By the early 20th century, Main Street was lined with stores, banks, schools, and other public institutions, and the advent of regional train service, trolleys, and eventually buses created a regional passenger transit hub that continues to this day.

But the prosperity didn't last. And the town's economic decline followed that of many urban and suburban communities as transit patterns drastically changed in the years after World War II. Transit passengers became automobile drivers, bypassing places like Pleasantville on superhighways like the Atlantic City Expressway and the Garden State Parkway.

And with that trend, Pleasantville's downtown began a downward spiral as shoppers fled to malls and strip shopping centers.

But with more than 500 residents working in Atlantic City - although the numbers are dwindling because of the recent casino closures - and NJ Transit retaining Pleasantville as a regional transportation post, the concept of the city as a hub has remained, according to Kevin Kavanaugh, vice president of development for RPM.

"Pleasantville is a bus-based, transit-oriented place, so our mission was to create a transit- and pedestrian-friendly urban center," Kavanaugh said. "We think what this project will do is boost the foot traffic in an already walkable shopping district."

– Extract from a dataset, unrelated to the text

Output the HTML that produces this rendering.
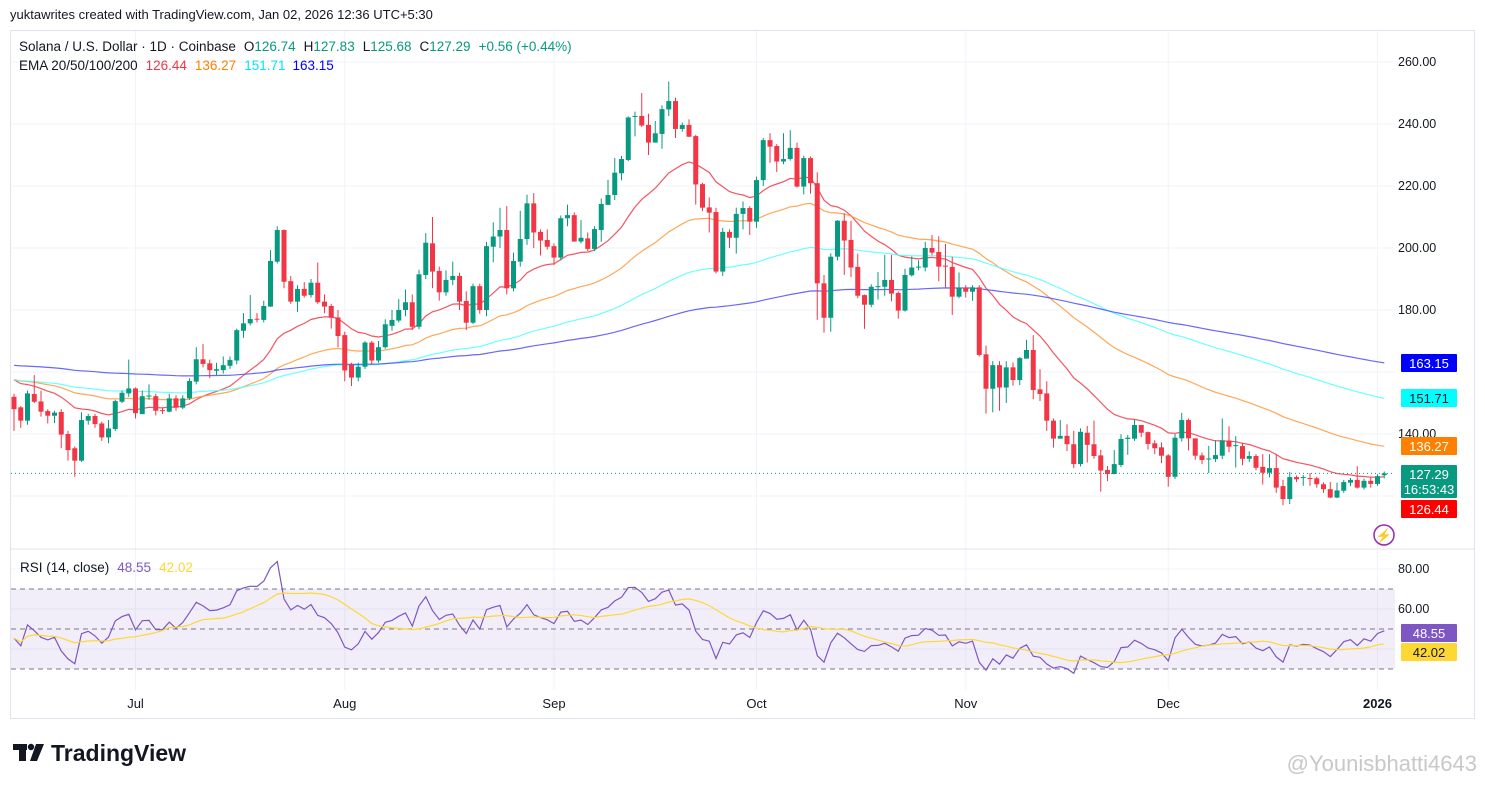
<!DOCTYPE html>
<html><head><meta charset="utf-8">
<style>
body{margin:0;background:#fff;width:1485px;height:787px;overflow:hidden;font-family:"Liberation Sans",sans-serif;}
svg text{font-family:"Liberation Sans",sans-serif;}
</style></head>
<body>
<svg id="chart" width="1485" height="787" xmlns="http://www.w3.org/2000/svg">
<text x="10" y="19" font-size="13" fill="#131722">yuktawrites created with TradingView.com, Jan 02, 2026 12:36 UTC+5:30</text>
<rect x="10.5" y="30.5" width="1464" height="688" fill="#fff" stroke="#e0e3eb"/>
<g id="grid"></g>
<rect x="11" y="589" width="1384" height="80" fill="#7e57c2" fill-opacity="0.1"/>
<g id="marks"></g>
<line x1="10" y1="549" x2="1475" y2="549" stroke="#e0e3eb"/>
<g id="axes"></g>
<text x="19" y="51" font-size="13.5"><tspan fill="#131722">Solana / U.S. Dollar · 1D · Coinbase</tspan><tspan dx="8" fill="#131722">O</tspan><tspan fill="#089981">126.74</tspan><tspan dx="8" fill="#131722">H</tspan><tspan fill="#089981">127.83</tspan><tspan dx="8" fill="#131722">L</tspan><tspan fill="#089981">125.68</tspan><tspan dx="8" fill="#131722">C</tspan><tspan fill="#089981">127.29</tspan><tspan dx="8" fill="#089981">+0.56 (+0.44%)</tspan></text>
<text x="19" y="70" font-size="13.5"><tspan fill="#131722">EMA 20/50/100/200</tspan><tspan dx="8" fill="#f23645">126.44</tspan><tspan dx="8" fill="#ff7f00">136.27</tspan><tspan dx="8" fill="#00e5ff">151.71</tspan><tspan dx="8" fill="#0000ff">163.15</tspan></text>
<text x="20" y="572" font-size="13.5"><tspan fill="#131722">RSI (14, close)</tspan><tspan dx="8" fill="#7e57c2">48.55</tspan><tspan dx="8" fill="#fdd835">42.02</tspan></text>
<circle cx="1384" cy="535" r="10" fill="none" stroke="#9c27b0" stroke-width="1.5"/>
<text x="1384" y="540" font-size="13" fill="#9c27b0" text-anchor="middle">⚡</text>
<g>
<rect x="13" y="744" width="14" height="6" fill="#131722"/><rect x="19" y="744" width="7" height="17" fill="#131722"/><circle cx="31" cy="747" r="3.2" fill="#131722"/><polygon points="36,744 44,744 37,761 30,761" fill="#131722"/>
<text x="51" y="761" font-size="23" font-weight="bold" fill="#131722">TradingView</text></g>
<text x="1477" y="771" font-size="22" fill="#c8c8c8" text-anchor="end">@Younisbhatti4643</text>
</svg>
<script>
const opens=[152,148.6,144.3,152.9,150.5,147.4,145.9,147.1,140,135.4,131.4,144.3,145.8,143.4,138.9,141.6,150.4,153.1,154.7,146.4,152.2,152.2,147.7,147.2,151.5,148.5,151.5,156.9,164.1,162.8,160.4,160.6,162,163.7,173.3,175.7,177.2,176.8,181.1,195.6,205.8,189.3,182.7,186.8,184.8,188.8,182.7,181.3,177.6,171.9,162.5,158.2,161.7,169.5,163.7,168,174.9,176.6,180,182.5,174.6,191.3,201.5,192.6,185.7,189.7,191,182.9,175.9,187.7,180,200.4,203.7,205.8,187,195.6,202.9,214.4,205.2,202.6,200.6,196.9,209.6,210.6,202.1,203.1,199.7,205.8,213.9,217.1,224.1,228.4,242.4,242.6,239.7,234,236.8,244.7,247.4,238.4,239.7,236.1,220.6,213.1,211.6,192.4,205.2,203.3,211,212.9,208.5,221.9,234.8,232.9,227.9,228.7,232.3,219.8,229,220.9,188.6,177.5,197.2,208.8,202.6,193.9,184.8,181.7,187.5,187.5,189.7,185.5,179.8,191.2,193.8,193.7,200,198.7,194.3,193.9,184.3,187.2,185.9,187.3,165.7,154.6,162.2,155,161.5,157.4,164.3,167.1,154.4,153.1,144.3,138.5,139.4,136.7,130.3,140.4,136.7,133.1,128.4,127.1,130,138.4,138.5,142.9,140.6,137,135.7,133.1,126.2,138.6,144.5,138.6,133.1,131.9,131.9,133,137.9,136.3,136.1,132,132.9,129.4,127.5,129,123.2,119,126.1,126,125.8,125.7,123.8,122.2,119.5,121.7,124.3,125.2,122.7,124.9,123.9,126.7];
const closes=[148,144.3,153.1,150.4,147.2,145.9,146.9,139.8,134.8,131.4,144.5,145.8,143.2,138.9,141.8,150.6,153.3,154.7,146.7,152.2,152.4,147.5,147.5,151.5,148.5,151.5,157.1,164.1,162.6,160.6,160.9,162.2,163.9,173.5,175.7,177.1,177,181.3,195.8,205.8,189.1,182.7,186.8,184.6,188.8,182.5,181.1,177.5,171.6,160.5,158.2,161.7,169.5,163.7,168,175.4,176.8,180,182.5,174.6,191.5,201.7,192.4,185.7,189.7,191,182.7,175.9,187.7,180,200.6,203.7,205.8,187,195.8,202.9,214.4,205,202.4,200.4,196.9,209.6,210.6,202.1,203.3,199.7,206.1,214.2,217.1,224.3,228.7,242.1,242.6,239.5,234,237,244.8,247.4,238.4,239.7,235.9,220.5,213,211.4,192.4,205.2,203.3,211,212.9,208.5,221.9,234.8,232.7,227.9,228.7,232.3,219.8,229,220.9,188.6,177.5,197.2,208.8,202.4,193.7,184.6,181.7,187.5,187.7,189.7,185.3,179.8,191.3,193.7,194,200,198.5,194,194.2,184.3,187.2,185.9,187.3,165.5,154.6,162.2,155,161.5,157.4,164.5,167.1,154.2,152.9,144.3,138.5,139.4,136.7,130.3,140.7,136.5,132.9,128.2,127.1,130.3,138.4,138.8,142.9,140.4,136.8,135.4,133,126.2,138.8,144.5,138.6,133,131.6,132.1,133.2,137.9,135.9,136.4,132,132.9,129.1,127.5,129,122.7,119,126.1,125.4,126.1,125.7,123.8,122.2,119.5,121.8,124.5,125.2,122.7,124.9,123.9,126.4,127.3];
const highs=[153,149,154,159,154,148,147.5,148,141,136,147,146.5,146.5,144,144.5,151,154,164,155,154,156,153,148.5,153,152.5,152.5,158,168,169,164,163,165,165,174,179,184.8,179,183,199.3,207,206,191,188,189,190,195.3,185,182,180,173,163,163,170,170,170,177,180,183.5,186.6,185,193,204.8,210,194,192.8,195.6,192,186,188.5,188.5,202,208.3,213,213.5,198.5,212,217.2,217.7,206,206,201.5,210.5,214,211.5,209,205,207,216,222,229,229.7,242.5,244,250,243.3,241,246,253.7,248.5,240.5,241.5,236.5,221,216.3,213,206.5,206,213,215,213.5,223,235.5,237,233.5,237,238,234,229.8,229.5,224.4,191.3,198.3,209,211.2,208.8,198.2,185,188.3,192.2,197.8,197.8,186,193.3,197.3,196,202,204.2,203.8,201.3,197.2,192.1,188,188,188,168.5,163.5,163.5,163.5,163.1,164.8,170.4,171.9,160.9,157,145,144.5,143.1,141,141.8,142.6,144.3,134.9,129.7,134.8,139.9,139.7,144.6,142.9,140.8,138,137.3,133.5,140,146.8,145,135,134,136.2,138,145,142.5,139.3,137.2,134.4,133.5,133.5,133.5,133.5,125.2,127.8,126.6,126.8,127.4,126.2,124.4,124.5,124.3,125.2,125.8,129.6,125.6,126.3,127,127.9];
const lows=[141,142,143,150,145.6,143.4,143.5,135.4,131.4,126.2,131,143,142,137.8,137,141,150,152,145,147,151,146,146.5,147,147.5,148,151,156,161.5,158,159,159.5,161,162.5,171,175,176,176,181,195,187,182,179.4,184,184,182,179,174,168,157,155.5,157,161,162.3,163,167.5,173.3,176,178,173.5,173.8,190,187,183,184.6,188,180,173.5,175.5,178.8,178,195.4,200,185,186,194,201,200,197.6,199.5,194.5,196,207,202,201.5,199,199,202,214,215.5,221.8,228,236,239,230,234,232,242.6,235.5,237.5,235.8,214,211.9,205,191.8,191,200,198.2,206,204.2,206.5,220,227.5,224.5,227,228.2,219.5,217.3,217.5,176.8,172.7,173,196,191.3,190.6,183.8,173.9,180.9,183.4,184.6,182.8,177.2,179.5,190.8,192.8,192.5,197.7,189.3,187.3,178.4,183.8,184,183,165,146.6,147,147.5,150,155.6,155.8,165,151.2,150.6,141,135.6,138.5,134.5,129,129.5,130.8,132,121.4,124.8,127,129.3,133.3,137.8,139,135,133.5,130.6,123,125.5,137.6,134.7,131.7,130.3,127.4,131,131.9,134.1,129.2,129.9,131,128.3,123.7,126,121,117,117.4,124.5,123.3,123.3,122.7,121,119.3,119.3,121,123.2,122.4,122.1,122.7,123.3,125.7];
const priceTicks=[260,240,220,200,180,160,140,120];
const rsiTicks=[80,60];
const monthLabels=["Jul","Aug","Sep","Oct","Nov","Dec","2026"];
const monthIndex=[18,49,80,110,141,171,202];
const emaPeriods=[20,50,100,200];
const emaSeeds=[158.5,158,157.6,162.3];
const emaColors=["#f23645","#ff9838","#53ffff","#4d4dff"];
const emaLabels=["126.44","136.27","151.71","163.15"];

const NS="http://www.w3.org/2000/svg";
const X=i=>14+i*6.75;
const Y=p=>62+(260-p)*3.1;
const RY=v=>569+(80-v)*2;
function mk(tag,attrs,parent){const e=document.createElementNS(NS,tag);for(const k in attrs)e.setAttribute(k,attrs[k]);parent.appendChild(e);return e;}
const grid=document.getElementById('grid'),marks=document.getElementById('marks'),axes=document.getElementById('axes');

priceTicks.forEach(p=>{
  const l=mk('line',{x1:11,x2:1395,y1:Y(p),y2:Y(p),stroke:'#f0f3fa'},grid);
  
  
  if(p!==160&&p!==120){const t=mk('text',{x:1398,y:Y(p)+4,'font-size':12.5,fill:'#131722'},axes);t.textContent=p.toFixed(2);
  
  }
});
[80,60,40].forEach(v=>{const l=mk('line',{x1:11,x2:1395,y1:RY(v),y2:RY(v),stroke:'#f0f3fa'},grid);
  
  });
rsiTicks.forEach(v=>{const t=mk('text',{x:1398,y:RY(v)+4,'font-size':12.5,fill:'#131722'},axes);t.textContent=v.toFixed(2);
  
  });
monthLabels.forEach((m,k)=>{const x=X(monthIndex[k]);
  const l=mk('line',{x1:x,x2:x,y1:31,y2:690,stroke:'#f0f3fa'},grid);
  
  
  const t=mk('text',{x:x,y:708,'font-size':13,fill:'#131722','text-anchor':'middle','font-weight':m==='2026'?'bold':'normal'},axes);t.textContent=m;
  
  });
[70,50,30].forEach(v=>{const l=mk('line',{x1:11,x2:1395,y1:RY(v),y2:RY(v),stroke:'#787b86','stroke-dasharray':'5 4'},grid);
  
  });

emaPeriods.forEach((n,k)=>{let e=emaSeeds[k];const a=2/(n+1);let pts=[];
  closes.forEach((c,i)=>{e=c*a+e*(1-a);pts.push(X(i).toFixed(1)+','+Y(e).toFixed(1));});
  const pl=mk('polyline',{points:pts.join(' '),fill:'none',stroke:emaColors[k],'stroke-width':1.2,'stroke-opacity':0.85},marks);
  
  });

closes.forEach((c,i)=>{const o=opens[i],up=c>=o,col=up?'#089981':'#f23645',x=X(i);
  const g=mk('g',{},marks);
  
  
  mk('line',{x1:x,x2:x,y1:Y(highs[i]),y2:Y(lows[i]),stroke:col,'stroke-width':1},g);
  const top=Y(Math.max(o,c)),h=Math.max(1,Math.abs(Y(o)-Y(c)));
  mk('rect',{x:x-2.5,y:top,width:5,height:h,fill:col},g);});

const lp=mk('line',{x1:11,x2:1395,y1:Y(127.29),y2:Y(127.29),stroke:'#089981','stroke-dasharray':'1 3'},marks);



let ag=1.5,al=1.8,rsi=[];
closes.forEach((c,i)=>{const d=i?c-closes[i-1]:0;ag=(ag*13+Math.max(d,0))/14;al=(al*13+Math.max(-d,0))/14;rsi.push(100-100/(1+ag/al));});
const ma=rsi.map((v,i)=>{const s=rsi.slice(Math.max(0,i-13),i+1);return s.reduce((a,b)=>a+b,0)/s.length;});
const rl=mk('polyline',{points:rsi.map((v,i)=>X(i).toFixed(1)+','+RY(v).toFixed(1)).join(' '),fill:'none',stroke:'#7e57c2','stroke-width':1.2},marks);


const ml=mk('polyline',{points:ma.map((v,i)=>X(i).toFixed(1)+','+RY(v).toFixed(1)).join(' '),fill:'none',stroke:'#fdd835','stroke-width':1.2},marks);



function badge(y,h,bg,fg,lines,name){const g=mk('g',{},axes);
  
  
  mk('rect',{x:1401,y:y,width:56,height:h,fill:bg,rx:1},g);
  lines.forEach((s,j)=>{const t=mk('text',{x:1429,y:y+14+j*15,'font-size':13,fill:fg,'text-anchor':'middle'},g);t.textContent=s;});}
badge(354,18,'#0000ff','#fff',[emaLabels[3]],'ema200-badge');
badge(389,18,'#00ffff','#131722',[emaLabels[2]],'ema100-badge');
badge(437,18,'#ff7f00','#fff',[emaLabels[1]],'ema50-badge');
badge(465,33,'#089981','#fff',['127.29','16:53:43'],'last-price-badge');
badge(500,18,'#ff0000','#fff',[emaLabels[0]],'ema20-badge');
badge(624,18,'#7e57c2','#fff',['48.55'],'rsi-badge');
badge(643,18,'#fdd835','#131722',['42.02'],'rsi-ma-badge');
</script>
</body></html>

Besides private financing, the project is being underwritten by $7.3 million in Community Development Block Grant Disaster Recovery money through the Fund for Restoration of Multifamily Housing. The program provides for-profit and nonprofit housing developers an opportunity to secure zero-interest and low-interest loans to finance the development of affordable housing in the state's nine counties most affected by Hurricane Sandy.

The New Jersey Housing and Mortgage Finance Agency also provided a total of $3.75 million in permanent financing for the first and second phases of the project, and awarded the project competitive 9 percent federal low-income housing tax credits, which will generate about $25 million in private equity.

"This project is illustrative of collective efforts to bring back to the Pleasantville community, Atlantic County, and our state what was lost during the worst natural disaster in New Jersey history," state Department of Community Affairs Deputy Commissioner Melissa Orsen said.

Orsen said New Jersey's rental housing stock "took a serious body blow from Sandy" losing more than 15,000 rental units to major damage or destruction.

"As such, DCA is pleased to be able to use Sandy recovery funds to support worthwhile housing projects statewide such as Pleasantville City Center that help replenish the supply of affordable housing units that were destroyed or damaged by the storm."